Games @ Grenfell

 


Games at Grenfell:

Mini Workshop on "Misere Placement Games"



September 20-21, September 2014, Sir Wilfred Grenfell College.

Contact: Rebecca Milley or Richard Nowakowski for more details.


A combinatorial game is a two-player game of perfect information and no chance. Under normal play, whoever gets the last move wins, while under misere play, whoever gets the last move loses. There is a large body of knowledge for normal-play games; the structure underlying these games is intricate and elegant, with notions of addition, negation, and equality. When the ending condition is changed to misere, however, most of this structure falls apart. For example, the negative of a game is no longer its additive inverse, and so a game G satisfies the unsettling equation G − G ≠ 0. Most of the intuition from normal-play theory is also lost in misere games. For these and other reasons, misere play has been much less studied than normal play.
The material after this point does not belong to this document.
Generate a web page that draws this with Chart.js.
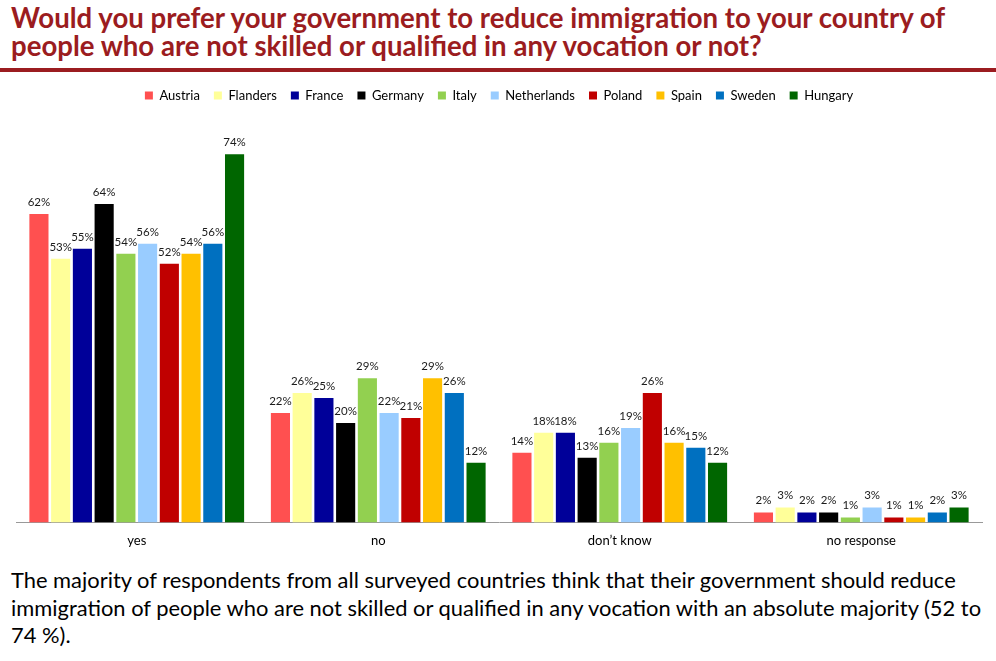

Placement games can be informally defined as games in which players take turns placing pieces on a board. Such games have much stricter structure than general games and so are excellent candidates for misere analysis. One property of a placement game is that a player who currently has no legal move will never again be able to move; this is the property we have termed dead- ending, and the set of dead-ending games has proven to be rich in interesting results for misere play. As a subset of dead-ending games, placement games should be even more open to misere analysis; as a broad and naturally-occurring subset of games, this analysis would be a significant contribution to misere game theory.

The objectives of the mini workshop are to work towards a useful definition of placement games, to explore solutions to specific examples of placement games, and to generate results for placement games in general.